After the book's release, Lubrin was named among this year's winners of the Windham-Campbell Prize, which is administered through Yale University, and provides US$165,000 for each recipient to focus on work "independent of financial concerns.''

"The Dyzgraphxst" was also a finalist for the Governor General's Literary Award for Poetry and the Trillium Book Award for Poetry. And on Wednesday, Lubrin will be one of three Canadian contenders vying for the $65,000 Griffin Poetry Prize.

Lubrin talked to The Canadian Press about how her work pushes back against modern ideals of individualism and meritocracy, even as she's exalted by an awards culture that upholds those same values. Her responses have been edited and condensed for clarity.

CP: What does "The Dyzgraphxst" mean and how does it frame what you're exploring in the collection?

Lubrin: "Dyzgraphxst" is a made-up word; it's a neologism. And it is based in the concept of dysgraphia, which in its Greek orthography means difficult writing or to have difficulty writing. And initially, I thought that's really interesting for a poet to be someone who experiences that kind of phenomenon.

But it is really metaphorical in the way that I apply it to the book. It's based on (York University professor) Christina Sharpe's concept of what she calls dysgraphia as the "orthography of the wake." And she theorizes that the wake, as in that period of mourning after someone dies, is central to the experience of Black people post-transatlantic slavery....
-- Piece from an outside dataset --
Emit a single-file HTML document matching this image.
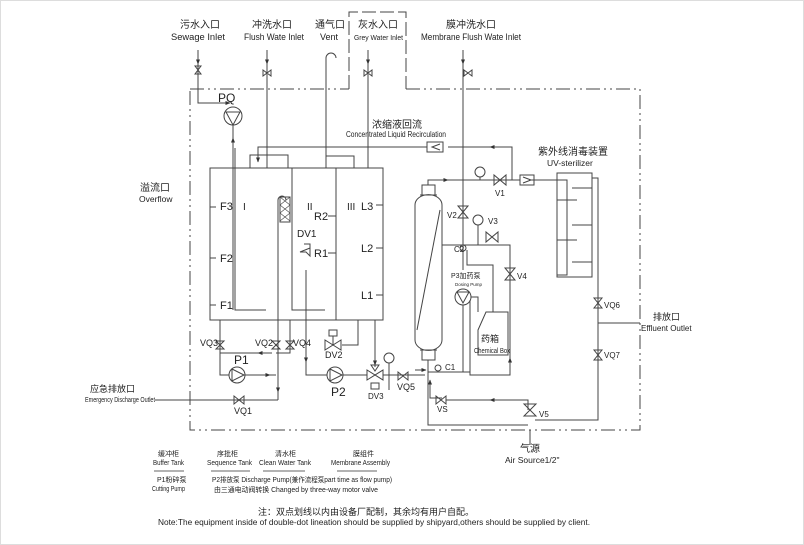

I thought this is a really interesting jumping-off point for me to think through ideas of personhood and the self, and what kind of legibility is demanded for people to live in a world that is full of catastrophes such as climate catastrophe, increasing fascism and nationalism and all of that stuff happening. And we have to be legible in that kind of world in ways that, to me, just seems to be really reductive.
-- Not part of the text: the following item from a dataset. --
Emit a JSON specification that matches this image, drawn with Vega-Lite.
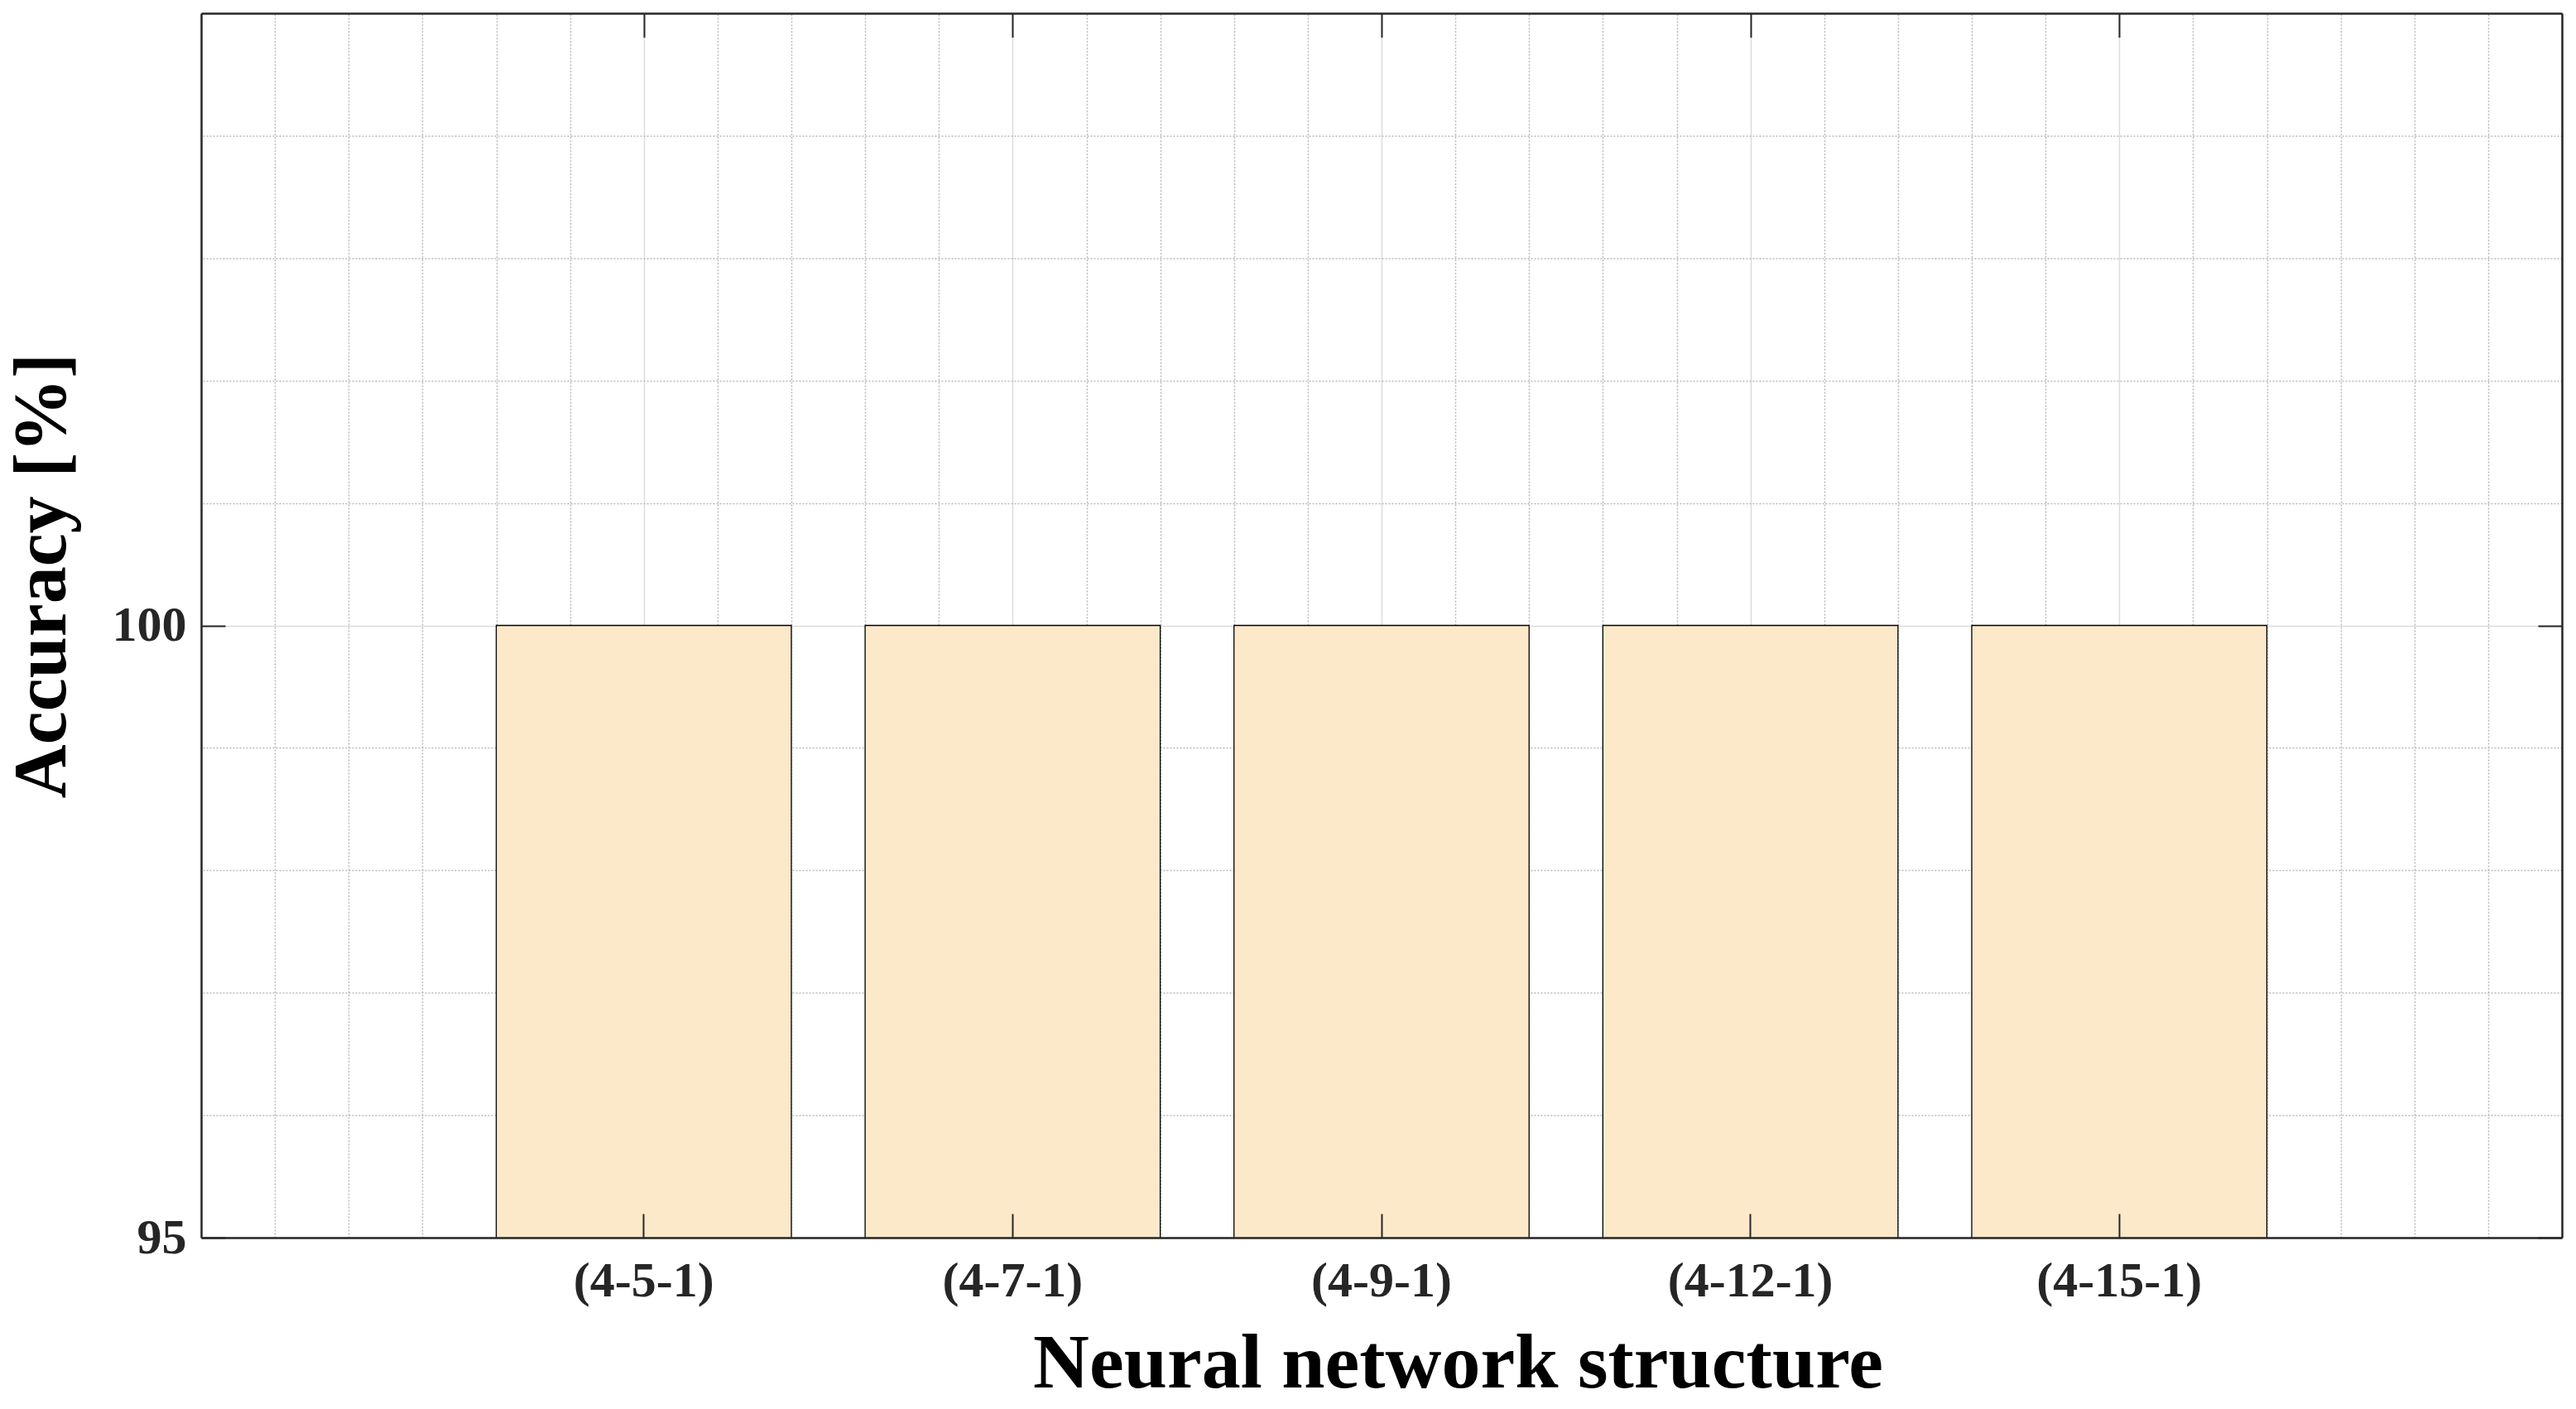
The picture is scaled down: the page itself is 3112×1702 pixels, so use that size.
{
  "$schema": "https://vega.github.io/schema/vega-lite/v6.json",
  "width": 2852,
  "height": 1479,
  "autosize": {"type": "none"},
  "padding": {"left": 243, "top": 16, "right": 17, "bottom": 207},
  "background": "white",
  "config": {"view": {"stroke": null}, "font": "Liberation Serif"},
  "data": {
    "values": [
      {"structure": "(4-5-1)", "accuracy": 100},
      {"structure": "(4-7-1)", "accuracy": 100},
      {"structure": "(4-9-1)", "accuracy": 100},
      {"structure": "(4-12-1)", "accuracy": 100},
      {"structure": "(4-15-1)", "accuracy": 100}
    ]
  },
  "layer": [
    {
      "mark": {"type": "point", "opacity": 0},
      "encoding": {
        "x": {
          "datum": 1,
          "type": "quantitative",
          "scale": {"domain": [-0.2, 6.2], "nice": false, "zero": false},
          "axis": {
            "orient": "top",
            "values": [-0.2, 0, 0.2, 0.4, 0.6, 0.8, 1, 1.2, 1.4, 1.6, 1.8, 2, 2.2, 2.4, 2.6, 2.8, 3, 3.2, 3.4, 3.6, 3.8, 4, 4.2, 4.4, 4.6, 4.8, 5, 5.2, 5.4, 5.6, 5.8, 6, 6.2],
            "labels": false,
            "title": null,
            "domain": true,
            "domainColor": "#262626",
            "domainWidth": 2.5,
            "grid": true,
            "gridWidth": 1.5,
            "gridColor": {"condition": {"test": "abs(datum.value - round(datum.value)) < 0.01 && datum.value > 0.5 && datum.value < 5.5", "value": "#dcdcdc"}, "value": "#b8b8b8"},
            "gridDash": {"condition": {"test": "abs(datum.value - round(datum.value)) < 0.01 && datum.value > 0.5 && datum.value < 5.5", "value": []}, "value": [2, 2]},
            "gridOpacity": {"condition": {"test": "datum.value < 0 || datum.value > 6", "value": 0}, "value": 1},
            "ticks": true,
            "tickSize": -29,
            "tickWidth": 2,
            "tickColor": "#262626",
            "tickOpacity": {"condition": {"test": "abs(datum.value - round(datum.value)) < 0.01 && datum.value > 0.5 && datum.value < 5.5", "value": 1}, "value": 0},
            "zindex": 0
          }
        },
        "y": {
          "field": "accuracy",
          "type": "quantitative",
          "scale": {"domain": [95, 105], "nice": false, "zero": false},
          "axis": {
            "orient": "right",
            "values": [95, 96, 97, 98, 99, 100, 101, 102, 103, 104, 105],
            "labels": false,
            "title": null,
            "domain": true,
            "domainColor": "#262626",
            "domainWidth": 2.5,
            "grid": true,
            "gridWidth": 1.5,
            "gridColor": {"condition": {"test": "datum.value == 100", "value": "#dcdcdc"}, "value": "#b8b8b8"},
            "gridDash": {"condition": {"test": "datum.value == 100", "value": []}, "value": [2, 2]},
            "gridOpacity": {"condition": {"test": "datum.value == 95 || datum.value == 105", "value": 0}, "value": 1},
            "ticks": true,
            "tickSize": -29,
            "tickWidth": 2,
            "tickColor": "#262626",
            "tickOpacity": {"condition": {"test": "datum.value == 95 || datum.value == 100", "value": 1}, "value": 0},
            "zindex": 0
          }
        }
      }
    },
    {
      "mark": {"type": "bar", "fill": "#FCE9CA", "stroke": "#000000", "strokeWidth": 1.3, "clip": true},
      "encoding": {
        "x": {
          "field": "structure",
          "type": "nominal",
          "sort": null,
          "scale": {"paddingInner": 0.2, "paddingOuter": 0.8},
          "axis": {
            "orient": "bottom",
            "labelAngle": 0,
            "labelLimit": 0,
            "labelFont": "Liberation Serif",
            "labelFontWeight": "bold",
            "labelFontSize": 60,
            "labelColor": "#262626",
            "labelPadding": 52,
            "domain": true,
            "domainColor": "#262626",
            "domainWidth": 2.5,
            "grid": false,
            "ticks": true,
            "tickSize": -29,
            "tickWidth": 2,
            "tickColor": "#262626",
            "title": "Neural network structure",
            "titleFont": "Liberation Serif",
            "titleFontWeight": "bold",
            "titleFontSize": 94,
            "titleColor": "#000000",
            "titleAlign": "center",
            "titleBaseline": "alphabetic",
            "titleX": 1518,
            "titleY": 180,
            "zindex": 1
          }
        },
        "y": {
          "field": "accuracy",
          "type": "quantitative",
          "scale": {"domain": [95, 105], "nice": false, "zero": false},
          "axis": {
            "orient": "left",
            "values": [95, 100],
            "labelFont": "Liberation Serif",
            "labelFontWeight": "bold",
            "labelFontSize": 60,
            "labelColor": "#262626",
            "labelPadding": 47,
            "domain": true,
            "domainColor": "#262626",
            "domainWidth": 2.5,
            "grid": false,
            "ticks": true,
            "tickSize": -29,
            "tickWidth": 2,
            "tickColor": "#262626",
            "title": "Accuracy [%]",
            "titleFont": "Liberation Serif",
            "titleFontWeight": "bold",
            "titleFontSize": 90,
            "titleColor": "#000000",
            "titleAngle": 270,
            "titleAlign": "center",
            "titleBaseline": "alphabetic",
            "titleX": -165,
            "titleY": 679,
            "zindex": 1
          }
        }
      }
    }
  ],
  "resolve": {
    "scale": {"x": "independent"},
    "axis": {"x": "independent", "y": "independent"}
  }
}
CP: Who are the central characters, or 'selves' perhaps, in the collection and what different roles do they play?

Lubrin: There's really one character in the book. But what I've done is use a sort of mirroring technique — like when you enter one of those funhouses with a million mirrors in them, and you get split in 75 directions.

And so the character "I," there's only really one character in there, doing that kind of literary work. But it is carrying a chorus, or a collective, or community or even the whole world within it, simply because of the nature of the "I" as a pronoun. And so anybody who says "I" sort of fits into it....
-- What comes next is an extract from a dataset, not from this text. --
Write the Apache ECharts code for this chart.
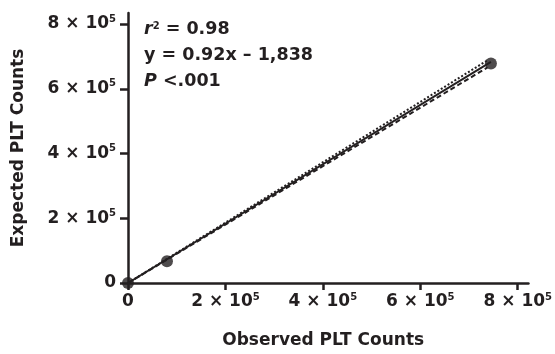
<!DOCTYPE html>
<html><head><meta charset="utf-8">
<script src="https://cdn.jsdelivr.net/npm/echarts@6/dist/echarts.min.js"></script>
<style>html,body{margin:0;padding:0;background:#fff}#c{width:555px;height:354px}</style>
</head><body><div id="c"></div>
<script>
// Data
const points = [[0, 0], [80000, 67000], [745000, 678000]];
const regressionLine = [[0, 0], [745000, 683000]];
const upperLine = [[0, 0], [738000, 688000]];
const lowerLine = [[0, 0], [738000, 666000]];
const tickValues = [0, 200000, 400000, 600000, 800000];
const tickLabels = ['0', '2 × 10|5', '4 × 10|5', '6 × 10|5', '8 × 10|5'];

const C = '#231f20';
const FONT = 'DejaVu Sans, sans-serif';
const FS = 17;
function fmt(v) {
  const i = tickValues.indexOf(v);
  if (i < 0) return '';
  const t = tickLabels[i];
  if (t.indexOf('|') < 0) return '{n|' + t + '}';
  const p = t.split('|');
  return '{n|' + p[0] + '}{s|' + p[1] + '}';
}
const rich = {
  n: {fontSize: FS, fontWeight: 'bold', color: C, fontFamily: FONT, lineHeight: 20},
  s: {fontSize: 10, fontWeight: 'bold', color: C, fontFamily: FONT, lineHeight: 14, verticalAlign: 'top'}
};
const chart = echarts.init(document.getElementById('c'));
chart.setOption({
  animation: false,
  grid: {left: 128, top: 13, right: 24, bottom: 68, containLabel: false},
  xAxis: {
    type: 'value', min: 0, max: 822000,
    name: 'Observed PLT Counts', nameLocation: 'middle', nameGap: 49,
    nameTextStyle: {fontSize: FS, fontWeight: 'bold', color: C, fontFamily: FONT, padding: [0, 10, 0, 0]},
    axisLine: {lineStyle: {color: C, width: 2.5}},
    axisTick: {show: true, length: 7, lineStyle: {color: C, width: 2.5}, customValues: tickValues},
    axisLabel: {customValues: tickValues, formatter: fmt, rich: rich, margin: 9},
    splitLine: {show: false}
  },
  yAxis: {
    type: 'value', min: 0, max: 834000,
    name: 'Expected PLT Counts', nameLocation: 'middle', nameGap: 101, nameRotate: 90,
    nameTextStyle: {fontSize: FS, fontWeight: 'bold', color: C, fontFamily: FONT},
    axisLine: {show: true, lineStyle: {color: C, width: 2.5}},
    axisTick: {show: true, length: 8, lineStyle: {color: C, width: 2.5}, customValues: tickValues},
    axisLabel: {customValues: tickValues, formatter: fmt, rich: rich, margin: 12},
    splitLine: {show: false}
  },
  graphic: [{
    type: 'text', left: 144, top: 16,
    style: {
      text: '{i|r}{s|2}{b| = 0.98}\n{b|y = 0.92x – 1,838}\n{i|P}{b| <.001}',
      rich: {
        b: {fontSize: 17.5, fontWeight: 'bold', fill: C, fontFamily: FONT, lineHeight: 26},
        i: {fontSize: 17.5, fontWeight: 'bold', fontStyle: 'italic', fill: C, fontFamily: FONT, lineHeight: 26},
        s: {fontSize: 10, fontWeight: 'bold', fill: C, fontFamily: FONT, lineHeight: 14, padding: [5, 0, 0, 0], verticalAlign: 'top'}
      }
    }
  }],
  series: [
    {type: 'line', data: upperLine, symbol: 'none', lineStyle: {color: C, width: 2, type: [2, 2]}, z: 2},
    {type: 'line', data: lowerLine, symbol: 'none', lineStyle: {color: C, width: 2, type: [5, 3]}, z: 2},
    {type: 'line', data: regressionLine, symbol: 'none', lineStyle: {color: C, width: 2}, z: 3},
    {type: 'scatter', data: points, symbolSize: 12, itemStyle: {color: C}, z: 4}
  ]
});
</script></body></html>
I split the pronoun "I" in first-person, second-person and third-person syntax. But I just use it as a single person, and then it's the self addressing the self as a self in the world, but it's all of the selves together, and where all of the selves come together is in the figure called "Jejune." And so she is carrying the split address of the characters in the book, which are really one character, but one within many or many within one.

CP: In some cases, it seems like the "I" is a stand-in for modern ideals of individualism. What interested you in that?

Lubrin: My sense of the world is that so much of it is warped by these modernist ideas about individualism and meritocracy. And you're only worth X, Y or Z as a human being if you can be put to use in a particular way.

That is the framing for much of how individualism has come to be the measure of human worth, and we can go all the way back to European humanism, and how that is what underwrote the transatlantic slave, it is what underwrote the most recent iteration of colonialism, which we're still living through....

I think individualism is one of the more lasting mores of that history, and so it continues on. And my sort of pushing back against that, and the transparency that it demands from people. If you're not allowed to be a complex, mysterious, contradictory being in the world, because you have to be orchestrated toward the reductive. And in the reductive, you can be exploited towards capital. That's my thinking through those ideas and doing it with the materials of poetry is its own kind of high-wire act.

CP: Many of the literary institutions that are celebrating you and your work are entrenched in the systems of individualism and colonialism you're pushing back against. Do you feel there's a tension there, or are you dismantling the system from within?

Lubrin: I don't know that I can dismantle the system from within, but I think my work itself is an argument against it. And that contradiction is certainly there....

The structural work of dismantling is not something any one individual can do. And so I hope, in a sense, that what can push against the tides in effect is to think across difference, think through those complexities that are being distorted again and again and again....

People have been fighting these fights for decades, for maybe even hundreds of years. And so a person comes in and makes their own contributions, and hopefully there's a kind of collective effort that can be put into it.

And this moment of racial reckoning that has happened in the last year has caused the needle to shift a bit, and that is only because the structural was brought into view.